What needs to be done:
Return all the data below as it stands, minus the pictures.

(begin)

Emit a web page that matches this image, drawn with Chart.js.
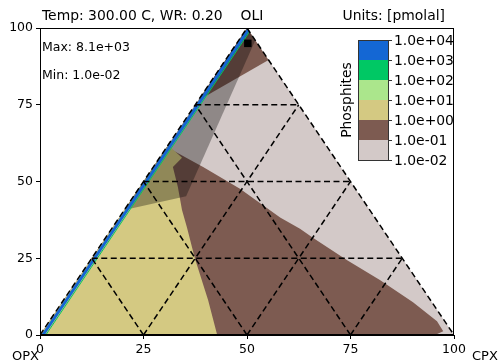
<!DOCTYPE html>
<html>
<head>
<meta charset="utf-8">
<script src="https://cdn.jsdelivr.net/npm/chart.js@4.4.1/dist/chart.umd.min.js"></script>
<style>
  html, body { margin: 0; padding: 0; background: #fff; }
  #wrap { width: 500px; height: 364px; }
</style>
</head>
<body>
<div id="wrap"><canvas id="chart"></canvas></div>
<script>
// axis ticks (both axes)
const tickValues = [0, 25, 50, 75, 100];

// colorbar levels, bottom to top
const levelLabels = ['1.0e-02', '1.0e-01', '1.0e+00', '1.0e+01', '1.0e+02', '1.0e+03', '1.0e+04'];
const levelColors = ['#d3c9c8', '#7d5b51', '#d4c982', '#abe68c', '#00c864', '#1467d4'];

// filled contour bands, [x, y] in plot units
const greyBand = [[0, 0], [100, 0], [50, 100]];
const brownBand = [[0, 0], [30.6, 61.2], [39.4, 54.7], [48.3, 47.6], [58, 38.3], [62.8, 34.6],
  [66, 31.6], [74.1, 24.4], [82.1, 17.9], [90.1, 10.7], [95.9, 4.5], [97.4, 1.2], [95.4, 0]];
const apexBand = [[38.3, 76.5], [55.2, 89.6], [50, 100]];
const tanBand = [[0, 0], [42.8, 0], [40.6, 11.4], [37.4, 25], [35.5, 35], [34.3, 40.7], [33.3, 48.2],
  [32.1, 54.7], [34.3, 57.7], [31.5, 61.2], [30.6, 61.2]];
const shadeArea = [[20.35, 40.7], [35.3, 45.2], [52, 96], [50, 100]];
const blueEdge = [[0.7, 0], [50.3, 99.4]];
const greenEdge = [[1.4, 0], [50.6, 98.8]];
const maxPoint = [[50.2, 95]];

// dashed ternary grid
const gridSegments = [
  [[0, 0], [50, 100]], [[50, 100], [100, 0]], [[0, 0], [100, 0]],
  [[12.5, 25], [87.5, 25]], [[25, 50], [75, 50]], [[37.5, 75], [62.5, 75]],
  [[25, 0], [62.5, 75]], [[50, 0], [75, 50]], [[75, 0], [87.5, 25]],
  [[75, 0], [37.5, 75]], [[50, 0], [25, 50]], [[25, 0], [12.5, 25]]
];

const FONT = 'DejaVu Sans';
const toPoints = (pairs) => pairs.map(([x, y]) => ({ x, y }));

function band(pairs, color) {
  return {
    data: toPoints(pairs), backgroundColor: color, borderColor: color,
    borderWidth: 0, fill: 'shape', pointRadius: 0
  };
}

function stroke(pairs, color, width, dash) {
  return {
    data: toPoints(pairs), borderColor: color, borderWidth: width,
    borderDash: dash || [], fill: false, pointRadius: 0
  };
}

// listed bottom to top
const layers = [
  band(greyBand, levelColors[0]),
  band(brownBand, levelColors[1]),
  band(apexBand, levelColors[1]),
  band(tanBand, levelColors[2]),
  band(shadeArea, 'rgba(0,0,0,0.32)'),
  stroke(blueEdge, levelColors[5], 3),
  stroke(greenEdge, levelColors[4], 1),
  ...gridSegments.map((seg) => stroke(seg, '#000', 1.5, [6, 3.5])),
  {
    data: toPoints(maxPoint), showLine: false, pointStyle: 'rect',
    pointRadius: 5.3, backgroundColor: '#000', borderColor: '#000', borderWidth: 0
  }
];
layers.forEach((ds, i) => { ds.order = layers.length - i; ds.tension = 0; });

const textPlugin = {
  id: 'ternaryText',
  afterDraw(chart) {
    const { ctx, chartArea: a } = chart;
    ctx.save();
    ctx.strokeStyle = '#000';
    ctx.lineWidth = 1;
    ctx.strokeRect(a.left + 0.5, a.top + 0.5, a.right - a.left - 1, a.bottom - a.top - 1);

    ctx.fillStyle = '#000';
    ctx.textBaseline = 'alphabetic';
    ctx.font = `13.9px "${FONT}"`;
    ctx.textAlign = 'left';
    ctx.fillText('Temp: 300.00 C, WR: 0.20', 42, 19.5);
    ctx.textAlign = 'center';
    ctx.fillText('OLI', 252, 19.5);
    ctx.textAlign = 'right';
    ctx.fillText('Units: [pmolal]', 445, 19.5);

    ctx.font = `12.5px "${FONT}"`;
    ctx.textAlign = 'left';
    ctx.fillText('Max: 8.1e+03', 42, 51);
    ctx.fillText('Min: 1.0e-02', 42, 79);
    ctx.font = `13px "${FONT}"`;
    ctx.fillText('OPX', 12, 360);
    ctx.fillText('CPX', 472, 360);

    // colorbar
    const cx = 358, cw = 30, top = 40, seg = 20;
    const n = levelColors.length;
    levelColors.forEach((c, i) => {
      ctx.fillStyle = c;
      ctx.fillRect(cx, top + (n - 1 - i) * seg, cw, seg);
    });
    ctx.strokeStyle = '#333';
    ctx.strokeRect(cx + 0.5, top + 0.5, cw, n * seg);
    ctx.fillStyle = '#000';
    ctx.font = `13.9px "${FONT}"`;
    ctx.textAlign = 'left';
    ctx.textBaseline = 'middle';
    levelLabels.forEach((lab, i) => {
      const y = top + (n - i) * seg;
      ctx.beginPath();
      ctx.moveTo(cx + cw, y + 0.5);
      ctx.lineTo(cx + cw + 4, y + 0.5);
      ctx.stroke();
      ctx.fillText(lab, cx + cw + 6, y + 1);
    });
    ctx.translate(347, top + n * seg / 2);
    ctx.rotate(-Math.PI / 2);
    ctx.textAlign = 'center';
    ctx.fillText('Phosphites', 0, 0);
    ctx.restore();
  }
};

const axis = (pos, fit) => ({
  type: 'linear', position: pos, min: 0, max: 100,
  afterBuildTicks: (s) => { s.ticks = tickValues.map((v) => ({ value: v })); },
  afterFit: fit,
  ticks: { color: '#000', font: { family: FONT, size: 12.5 }, padding: 3 },
  grid: { drawOnChartArea: false, drawTicks: true, tickLength: 4, color: '#000' },
  border: { display: true, color: '#000', width: 1 }
});

new Chart(document.getElementById('chart'), {
  type: 'line',
  data: { datasets: layers },
  options: {
    responsive: true,
    maintainAspectRatio: false,
    animation: false,
    layout: { padding: { top: 28, right: 46, left: 0, bottom: 0 } },
    plugins: { legend: { display: false }, tooltip: { enabled: false } },
    scales: {
      x: axis('bottom', (s) => { s.height = 29; }),
      y: axis('left', (s) => { s.width = 40; })
    }
  },
  plugins: [textPlugin]
});
</script>
</body>
</html>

(end)

Correct result:
Emit a web page that matches this image, drawn with Chart.js.
<!DOCTYPE html>
<html>
<head>
<meta charset="utf-8">
<script src="https://cdn.jsdelivr.net/npm/chart.js@4.4.1/dist/chart.umd.min.js"></script>
<style>
  html, body { margin: 0; padding: 0; background: #fff; }
  #wrap { width: 500px; height: 364px; }
</style>
</head>
<body>
<div id="wrap"><canvas id="chart"></canvas></div>
<script>
// axis ticks (both axes)
const tickValues = [0, 25, 50, 75, 100];

// colorbar levels, bottom to top
const levelLabels = ['1.0e-02', '1.0e-01', '1.0e+00', '1.0e+01', '1.0e+02', '1.0e+03', '1.0e+04'];
const levelColors = ['#d3c9c8', '#7d5b51', '#d4c982', '#abe68c', '#00c864', '#1467d4'];

// filled contour bands, [x, y] in plot units
const greyBand = [[0, 0], [100, 0], [50, 100]];
const brownBand = [[0, 0], [30.6, 61.2], [39.4, 54.7], [48.3, 47.6], [58, 38.3], [62.8, 34.6],
  [66, 31.6], [74.1, 24.4], [82.1, 17.9], [90.1, 10.7], [95.9, 4.5], [97.4, 1.2], [95.4, 0]];
const apexBand = [[38.3, 76.5], [55.2, 89.6], [50, 100]];
const tanBand = [[0, 0], [42.8, 0], [40.6, 11.4], [37.4, 25], [35.5, 35], [34.3, 40.7], [33.3, 48.2],
  [32.1, 54.7], [34.3, 57.7], [31.5, 61.2], [30.6, 61.2]];
const shadeArea = [[20.35, 40.7], [35.3, 45.2], [52, 96], [50, 100]];
const blueEdge = [[0.7, 0], [50.3, 99.4]];
const greenEdge = [[1.4, 0], [50.6, 98.8]];
const maxPoint = [[50.2, 95]];

// dashed ternary grid
const gridSegments = [
  [[0, 0], [50, 100]], [[50, 100], [100, 0]], [[0, 0], [100, 0]],
  [[12.5, 25], [87.5, 25]], [[25, 50], [75, 50]], [[37.5, 75], [62.5, 75]],
  [[25, 0], [62.5, 75]], [[50, 0], [75, 50]], [[75, 0], [87.5, 25]],
  [[75, 0], [37.5, 75]], [[50, 0], [25, 50]], [[25, 0], [12.5, 25]]
];

const FONT = 'DejaVu Sans';
const toPoints = (pairs) => pairs.map(([x, y]) => ({ x, y }));

function band(pairs, color) {
  return {
    data: toPoints(pairs), backgroundColor: color, borderColor: color,
    borderWidth: 0, fill: 'shape', pointRadius: 0
  };
}

function stroke(pairs, color, width, dash) {
  return {
    data: toPoints(pairs), borderColor: color, borderWidth: width,
    borderDash: dash || [], fill: false, pointRadius: 0
  };
}

// listed bottom to top
const layers = [
  band(greyBand, levelColors[0]),
  band(brownBand, levelColors[1]),
  band(apexBand, levelColors[1]),
  band(tanBand, levelColors[2]),
  band(shadeArea, 'rgba(0,0,0,0.32)'),
  stroke(blueEdge, levelColors[5], 3),
  stroke(greenEdge, levelColors[4], 1),
  ...gridSegments.map((seg) => stroke(seg, '#000', 1.5, [6, 3.5])),
  {
    data: toPoints(maxPoint), showLine: false, pointStyle: 'rect',
    pointRadius: 5.3, backgroundColor: '#000', borderColor: '#000', borderWidth: 0
  }
];
layers.forEach((ds, i) => { ds.order = layers.length - i; ds.tension = 0; });

const textPlugin = {
  id: 'ternaryText',
  afterDraw(chart) {
    const { ctx, chartArea: a } = chart;
    ctx.save();
    ctx.strokeStyle = '#000';
    ctx.lineWidth = 1;
    ctx.strokeRect(a.left + 0.5, a.top + 0.5, a.right - a.left - 1, a.bottom - a.top - 1);

    ctx.fillStyle = '#000';
    ctx.textBaseline = 'alphabetic';
    ctx.font = `13.9px "${FONT}"`;
    ctx.textAlign = 'left';
    ctx.fillText('Temp: 300.00 C, WR: 0.20', 42, 19.5);
    ctx.textAlign = 'center';
    ctx.fillText('OLI', 252, 19.5);
    ctx.textAlign = 'right';
    ctx.fillText('Units: [pmolal]', 445, 19.5);

    ctx.font = `12.5px "${FONT}"`;
    ctx.textAlign = 'left';
    ctx.fillText('Max: 8.1e+03', 42, 51);
    ctx.fillText('Min: 1.0e-02', 42, 79);
    ctx.font = `13px "${FONT}"`;
    ctx.fillText('OPX', 12, 360);
    ctx.fillText('CPX', 472, 360);

    // colorbar
    const cx = 358, cw = 30, top = 40, seg = 20;
    const n = levelColors.length;
    levelColors.forEach((c, i) => {
      ctx.fillStyle = c;
      ctx.fillRect(cx, top + (n - 1 - i) * seg, cw, seg);
    });
    ctx.strokeStyle = '#333';
    ctx.strokeRect(cx + 0.5, top + 0.5, cw, n * seg);
    ctx.fillStyle = '#000';
    ctx.font = `13.9px "${FONT}"`;
    ctx.textAlign = 'left';
    ctx.textBaseline = 'middle';
    levelLabels.forEach((lab, i) => {
      const y = top + (n - i) * seg;
      ctx.beginPath();
      ctx.moveTo(cx + cw, y + 0.5);
      ctx.lineTo(cx + cw + 4, y + 0.5);
      ctx.stroke();
      ctx.fillText(lab, cx + cw + 6, y + 1);
    });
    ctx.translate(347, top + n * seg / 2);
    ctx.rotate(-Math.PI / 2);
    ctx.textAlign = 'center';
    ctx.fillText('Phosphites', 0, 0);
    ctx.restore();
  }
};

const axis = (pos, fit) => ({
  type: 'linear', position: pos, min: 0, max: 100,
  afterBuildTicks: (s) => { s.ticks = tickValues.map((v) => ({ value: v })); },
  afterFit: fit,
  ticks: { color: '#000', font: { family: FONT, size: 12.5 }, padding: 3 },
  grid: { drawOnChartArea: false, drawTicks: true, tickLength: 4, color: '#000' },
  border: { display: true, color: '#000', width: 1 }
});

new Chart(document.getElementById('chart'), {
  type: 'line',
  data: { datasets: layers },
  options: {
    responsive: true,
    maintainAspectRatio: false,
    animation: false,
    layout: { padding: { top: 28, right: 46, left: 0, bottom: 0 } },
    plugins: { legend: { display: false }, tooltip: { enabled: false } },
    scales: {
      x: axis('bottom', (s) => { s.height = 29; }),
      y: axis('left', (s) => { s.width = 40; })
    }
  },
  plugins: [textPlugin]
});
</script>
</body>
</html>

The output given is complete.